* **SUPPLIED MATERIAL**
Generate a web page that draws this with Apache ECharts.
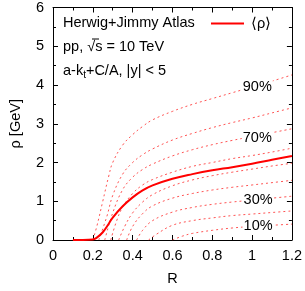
<!DOCTYPE html>
<html><head><meta charset="utf-8">
<script src="https://cdn.jsdelivr.net/npm/echarts@6/dist/echarts.min.js"></script>
<style>html,body{margin:0;padding:0;background:#fff}#c{width:305px;height:291px}</style>
</head><body><div id="c"></div>
<script>
// x ticks / y ticks
const xTicks = [0, 0.2, 0.4, 0.6, 0.8, 1, 1.2];
const yTicks = [0, 1, 2, 3, 4, 5, 6];

// mean <rho>
const R_mean   = [0.1, 0.15, 0.2, 0.22, 0.25, 0.28, 0.3, 0.35, 0.4, 0.45, 0.5, 0.6, 0.7, 0.8, 0.9, 1.0, 1.1, 1.2];
const rho_mean = [0, 0, 0.01, 0.06, 0.2, 0.42, 0.58, 0.87, 1.1, 1.28, 1.41, 1.58, 1.7, 1.8, 1.88, 1.97, 2.07, 2.17];

// percentile curves
const R_p90   = [0.2, 0.22, 0.25, 0.28, 0.3, 0.35, 0.4, 0.45, 0.5, 0.6, 0.7, 0.8, 0.9, 1.0, 1.1, 1.2];
const rho_p90 = [0, 0.35, 1.0, 1.65, 2.0, 2.45, 2.72, 2.93, 3.1, 3.32, 3.5, 3.65, 3.8, 3.95, 4.1, 4.26];
const R_p80   = [0.23, 0.27, 0.3, 0.35, 0.4, 0.45, 0.5, 0.6, 0.7, 0.8, 0.9, 1.0, 1.1, 1.2];
const rho_p80 = [0, 0.6, 1.15, 1.7, 2.0, 2.2, 2.35, 2.58, 2.75, 2.9, 3.03, 3.15, 3.28, 3.41];
const R_p70   = [0.26, 0.3, 0.35, 0.4, 0.45, 0.5, 0.6, 0.7, 0.8, 0.9, 1.0, 1.1, 1.2];
const rho_p70 = [0, 0.7, 1.3, 1.62, 1.82, 1.96, 2.17, 2.33, 2.46, 2.57, 2.67, 2.77, 2.87];
const R_p60   = [0.29, 0.32, 0.35, 0.4, 0.45, 0.5, 0.6, 0.7, 0.8, 0.9, 1.0, 1.1, 1.2];
const rho_p60 = [0, 0.5, 0.85, 1.2, 1.42, 1.56, 1.75, 1.9, 2.0, 2.1, 2.18, 2.27, 2.37];
const R_p50   = [0.33, 0.36, 0.4, 0.45, 0.5, 0.6, 0.7, 0.8, 0.9, 1.0, 1.1, 1.2];
const rho_p50 = [0, 0.35, 0.7, 0.98, 1.17, 1.4, 1.55, 1.66, 1.75, 1.83, 1.91, 1.98];
const R_p40   = [0.37, 0.4, 0.45, 0.5, 0.6, 0.7, 0.8, 0.9, 1.0, 1.1, 1.2];
const rho_p40 = [0, 0.35, 0.68, 0.88, 1.08, 1.2, 1.29, 1.36, 1.42, 1.48, 1.54];
const R_p30   = [0.42, 0.45, 0.5, 0.6, 0.7, 0.8, 0.9, 1.0, 1.1, 1.2];
const rho_p30 = [0, 0.25, 0.5, 0.72, 0.84, 0.92, 0.98, 1.03, 1.08, 1.13];
const R_p20   = [0.48, 0.52, 0.6, 0.7, 0.8, 0.9, 1.0, 1.1, 1.2];
const rho_p20 = [0, 0.15, 0.38, 0.5, 0.57, 0.63, 0.67, 0.71, 0.75];
const R_p10   = [0.6, 0.65, 0.7, 0.8, 0.9, 1.0, 1.1, 1.2];
const rho_p10 = [0, 0.1, 0.17, 0.25, 0.31, 0.35, 0.38, 0.41];

// curve labels
const labelText = ['90%', '70%', '30%', '10%'];
const labelR    = [1.026, 1.026, 1.03, 1.03];
const labelRho  = [3.96, 2.64, 1.02, 0.37];

const FONT = '"Liberation Sans", Arial, Helvetica, sans-serif';
const FS = 14.5;
const zip = (a, b) => a.map((v, i) => [v, b[i]]);

const pct = [
  ['90%', R_p90, rho_p90], ['80%', R_p80, rho_p80], ['70%', R_p70, rho_p70],
  ['60%', R_p60, rho_p60], ['50%', R_p50, rho_p50], ['40%', R_p40, rho_p40],
  ['30%', R_p30, rho_p30], ['20%', R_p20, rho_p20], ['10%', R_p10, rho_p10]
];

const axisCommon = {
  axisLine: {show: true, onZero: false, lineStyle: {color: '#000', width: 1}},
  axisTick: {show: true, inside: true, length: 5, lineStyle: {color: '#000'}},
  minorTick: {show: true, splitNumber: 2, length: 3, lineStyle: {color: '#000'}},
  splitLine: {show: false}
};

const chart = echarts.init(document.getElementById('c'), null, {renderer: 'canvas'});
const series = [];
pct.forEach(([n, r, v]) => {
  series.push({
    type: 'line', name: n, data: zip(r, v), showSymbol: false, symbol: 'none',
    smooth: 0.4, z: 2,
    lineStyle: {color: 'rgba(255,40,40,0.8)', width: 1, type: [2, 3]},
    itemStyle: {color: '#f00'}
  });
});
series.push({
  type: 'line', name: '⟨ρ⟩', data: zip(R_mean, rho_mean), showSymbol: false, symbol: 'none',
  smooth: 0.4, z: 3,
  lineStyle: {color: '#ff0000', width: 2}, itemStyle: {color: '#ff0000'}
});

const staticGraphic = [
  {type: 'text', x: 63, y: 23, z: 20, style: {text: 'Herwig+Jimmy Atlas', fontSize: FS, fontFamily: FONT, fill: '#000', verticalAlign: 'middle'}},
  {type: 'text', x: 63, y: 47, z: 20, style: {text: 'pp, √s = 10 TeV', fontSize: FS, fontFamily: FONT, fill: '#000', verticalAlign: 'middle'}},
  {type: 'line', z: 20, shape: {x1: 92, y1: 39, x2: 99, y2: 39}, style: {stroke: '#000', lineWidth: 1}},
  {type: 'text', x: 63, y: 71, z: 20, style: {
    text: '{a|a-k}{s|t}{a|+C/A, |y| < 5}', verticalAlign: 'middle', fill: '#000',
    rich: {
      a: {fontSize: FS, fontFamily: FONT, color: '#000', lineHeight: 18},
      s: {fontSize: 10, fontFamily: FONT, color: '#000', lineHeight: 10, verticalAlign: 'bottom'}
    }}}
];

chart.setOption({
  animation: false,
  backgroundColor: '#fff',
  grid: {left: 51, right: 13, top: 6, bottom: 44},
  legend: {
    data: ['⟨ρ⟩'], left: 211, top: 16, icon: 'rect', itemWidth: 33, itemHeight: 2,
    padding: 0, textStyle: {fontSize: FS, fontFamily: FONT, color: '#000', padding: [0, 0, 0, 2]}
  },
  xAxis: [
    Object.assign({type: 'value', min: 0, max: 1.2, interval: 0.2, name: 'R', nameLocation: 'middle', nameGap: 31,
      nameTextStyle: {fontSize: FS, fontFamily: FONT, color: '#000'},
      axisLabel: {fontSize: FS, fontFamily: FONT, color: '#000', margin: 8,
        formatter: v => { const t = xTicks.find(x => Math.abs(x - v) < 1e-6); return t === undefined ? '' : String(t); }}
    }, axisCommon),
    Object.assign({type: 'value', position: 'top', min: 0, max: 1.2, interval: 0.2, axisLabel: {show: false}}, axisCommon)
  ],
  yAxis: [
    Object.assign({type: 'value', min: 0, max: 6, interval: 1, name: 'ρ [GeV]', nameLocation: 'middle', nameGap: 30,
      nameTextStyle: {fontSize: FS, fontFamily: FONT, color: '#000'},
      axisLabel: {fontSize: FS, fontFamily: FONT, color: '#000', margin: 9,
        formatter: v => { const t = yTicks.find(x => Math.abs(x - v) < 1e-6); return t === undefined ? '' : String(t); }}
    }, axisCommon),
    Object.assign({type: 'value', position: 'right', min: 0, max: 6, interval: 1, axisLabel: {show: false}}, axisCommon)
  ],
  graphic: staticGraphic,
  series: series
});

// curve labels placed through the axis scales
const labelGraphic = labelText.map((t, i) => {
  const p = chart.convertToPixel({xAxisIndex: 0, yAxisIndex: 0}, [labelR[i], labelRho[i]]);
  return {type: 'text', x: p[0], y: p[1], z: 30, style: {
    text: t, fontSize: FS, fontFamily: FONT, fill: '#000', align: 'center', verticalAlign: 'middle',
    backgroundColor: '#fff', padding: [0, 1]}};
});
chart.setOption({graphic: staticGraphic.concat(labelGraphic)});
</script></body></html>
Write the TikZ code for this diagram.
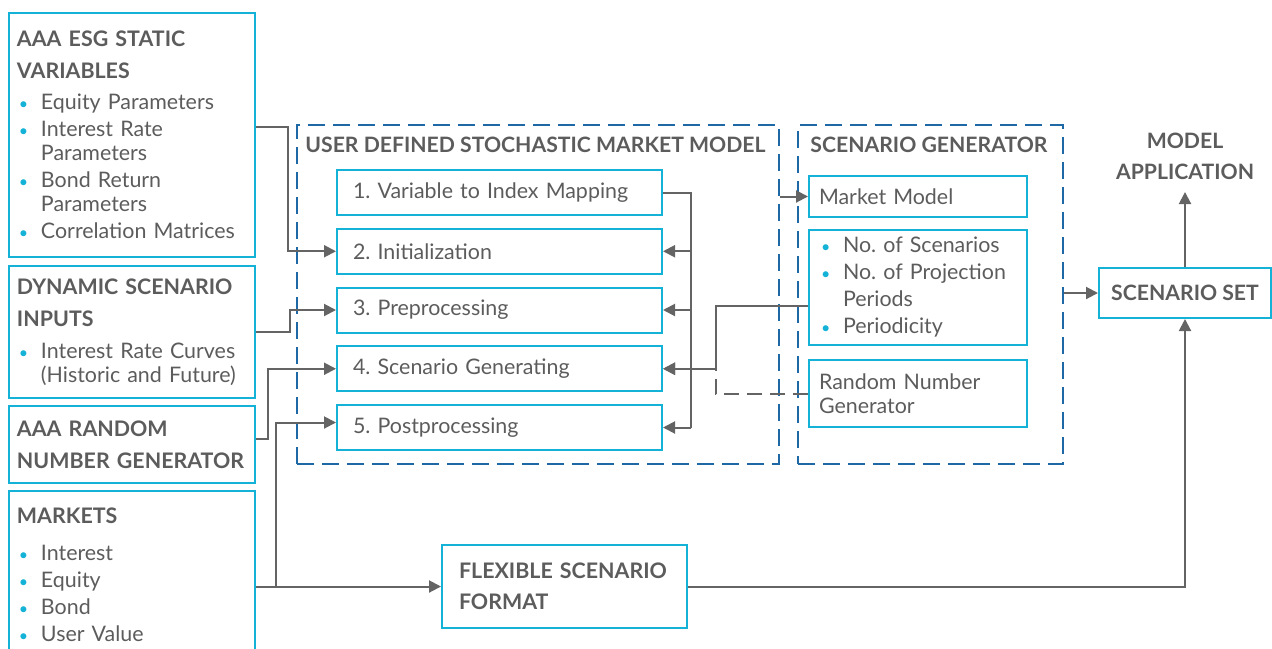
\documentclass[tikz,border=0pt]{standalone}
\usepackage{fontspec}
\setmainfont{Lato}
\usetikzlibrary{positioning, arrows.meta, calc}

\definecolor{esgcyan}{RGB}{20,178,214}
\definecolor{esgblue}{RGB}{30,105,165}
\definecolor{esggray}{RGB}{92,92,92}
\definecolor{linegray}{RGB}{100,100,100}

\newcommand{\hd}[1]{{\bfseries #1}}
\newcommand{\bul}{\makebox[12pt][l]{\hspace{1pt}\textcolor{esgcyan}{\scalebox{0.75}{\textbullet}}}}
\newcommand{\ind}{\hspace*{12pt}}
\frenchspacing

\begin{document}
\begin{tikzpicture}[x=0.5pt, y=-0.5pt,
    every node/.style={text=esggray, font=\fontsize{10.7}{12}\selectfont},
    cbox/.style={draw=esgcyan, line width=1pt, align=left, anchor=north west, inner ysep=0pt},
    inbox/.style={cbox, inner xsep=4pt, text width=115pt},
    stepbox/.style={cbox, inner xsep=8pt, text width=146.5pt, minimum height=22.5pt},
    genbox/.style={cbox, inner xsep=5pt, text width=99pt},
    dbox/.style={draw=esgblue, line width=1pt, dash pattern=on 8.5pt off 4pt, anchor=north west,
      minimum width=241pt, minimum height=169.5pt, inner sep=0pt},
    hdtext/.style={font=\fontsize{10.6}{12}\selectfont\bfseries, inner sep=0pt},
    conn/.style={draw=linegray, line width=1pt},
    arr/.style={conn, -{Triangle[length=6pt,width=6pt]}}
  ]
  \useasboundingbox (0,0) rectangle (1272,648);

  % inputs on the left
  \node[inbox, minimum height=122pt] (static) at (8,12)
    {\hd{AAA ESG STATIC}\\[4pt]\hd{VARIABLES}\\[3.5pt]\bul Equity Parameters\\[1.5pt]\bul Interest Rate\\\ind Parameters\\[1.5pt]\bul Bond Return\\\ind Parameters\\[1.5pt]\bul Correlation Matrices};
  \node[inbox, minimum height=66pt] (dynamic) at (8,265)
    {\hd{DYNAMIC SCENARIO}\\[4pt]\hd{INPUTS}\\[4pt]\bul Interest Rate Curves\\\ind (Historic and Future)};
  \node[inbox, minimum height=38.5pt] (rngin) at (8,405)
    {\hd{AAA RANDOM}\\[4pt]\hd{NUMBER GENERATOR}};
  \node[inbox, minimum height=84pt] (markets) at (8,490)
    {\hd{MARKETS}\\[6.5pt]\bul Interest\\[1.5pt]\bul Equity\\[1.5pt]\bul Bond\\[1.5pt]\bul User Value};

  % market model block
  \node[dbox] (usm) at (296,124) {};
  \node[hdtext, anchor=west] (usmtitle) at ($(usm.north west)+(4.5pt,-10.5pt)$) {USER DEFINED STOCHASTIC MARKET MODEL};
  \foreach \i/\txt in {1/{1. Variable to Index Mapping},2/{2. Initialization},3/{3. Preprocessing},4/{4. Scenario Generating},5/{5. Postprocessing}}
    \node[stepbox] (s\i) at (336,{169+58.75*(\i-1)}) {\txt};

  % generator block
  \node[dbox, minimum width=132.5pt] (sg) at (797,124) {};
  \node[hdtext, anchor=west] (sgtitle) at ($(sg.north west)+(6.5pt,-10.5pt)$) {SCENARIO GENERATOR};
  \node[genbox, minimum height=20.5pt] (mkt) at (808,175) {Market Model};
  \node[genbox, minimum height=57.5pt, font=\fontsize{10.7}{13.5}\selectfont] (par) at (808,229)
    {\bul No. of Scenarios\\\bul No. of Projection\\\ind Periods\\\bul Periodicity};
  \node[genbox, minimum height=33.5pt] (rng) at (808,359) {Random Number\\Generator};

  % outputs
  \node[cbox, hdtext, align=center, minimum width=86pt, minimum height=25pt] (scenset) at (1098,267) {SCENARIO SET};
  \node[hdtext, align=center, anchor=south, inner ysep=6pt] (app) at (1185,192) {MODEL\\[3.5pt]APPLICATION};
  \node[cbox, inner xsep=8.5pt, text width=105.5pt, minimum height=41.5pt] (fsf) at (441,544)
    {\hd{FLEXIBLE SCENARIO}\\[3.5pt]\hd{FORMAT}};

  % connectors
  \draw[arr] ([yshift=4pt]static.east) -- ++(16pt,0) |- (s2.west);
  \draw[arr] (dynamic.east) -- ++(17pt,0) |- (s3.west);
  \draw[arr] ([yshift=2.75pt]rngin.east) -- ++(6pt,0) |- (s4.west);
  \draw[arr] (markets.east |- fsf.west) -- (fsf.west);
  \draw[arr] (markets.east |- fsf.west) -- ++(10pt,0) |- ([yshift=2.5pt]s5.west);
  \draw[conn] (s1.east) -- ++(14pt,0) coordinate (bus) -- (bus |- s5.east);
  \foreach \i in {2,...,5}
    \draw[arr] (bus |- s\i.east) -- (s\i.east);
  \draw[arr] (usm.east |- mkt.west) -- (mkt.west);
  \coordinate (jn) at ($(s4.east)+(26.5pt,0)$);
  \draw[conn] ([yshift=-9.25pt]par.west) -| (jn);
  \draw[arr] (jn) -- (s4.east);
  \draw[conn, dash pattern=on 7.5pt off 4pt] (rng.west) -| (jn);
  \draw[arr] (sg.east |- scenset.west) -- (scenset.west);
  \draw[arr] (scenset.north) -- (app.south);
  \draw[arr] (fsf.east) -| (scenset.south);
\end{tikzpicture}
\end{document}
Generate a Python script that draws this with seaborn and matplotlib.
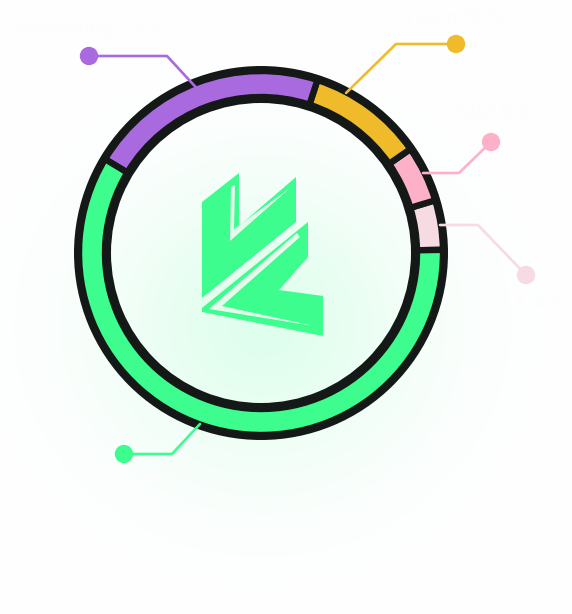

* **TASK DIRECTIONS**
Copy nothing but the lines from the first one in the listing through the line with "1.97, 2.07, 2.17];", and omit the pictures.

* **TASK SOLUTION**
Generate a web page that draws this with Apache ECharts.
<!DOCTYPE html>
<html><head><meta charset="utf-8">
<script src="https://cdn.jsdelivr.net/npm/echarts@6/dist/echarts.min.js"></script>
<style>html,body{margin:0;padding:0;background:#fff}#c{width:305px;height:291px}</style>
</head><body><div id="c"></div>
<script>
// x ticks / y ticks
const xTicks = [0, 0.2, 0.4, 0.6, 0.8, 1, 1.2];
const yTicks = [0, 1, 2, 3, 4, 5, 6];

// mean <rho>
const R_mean   = [0.1, 0.15, 0.2, 0.22, 0.25, 0.28, 0.3, 0.35, 0.4, 0.45, 0.5, 0.6, 0.7, 0.8, 0.9, 1.0, 1.1, 1.2];
const rho_mean = [0, 0, 0.01, 0.06, 0.2, 0.42, 0.58, 0.87, 1.1, 1.28, 1.41, 1.58, 1.7, 1.8, 1.88, 1.97, 2.07, 2.17];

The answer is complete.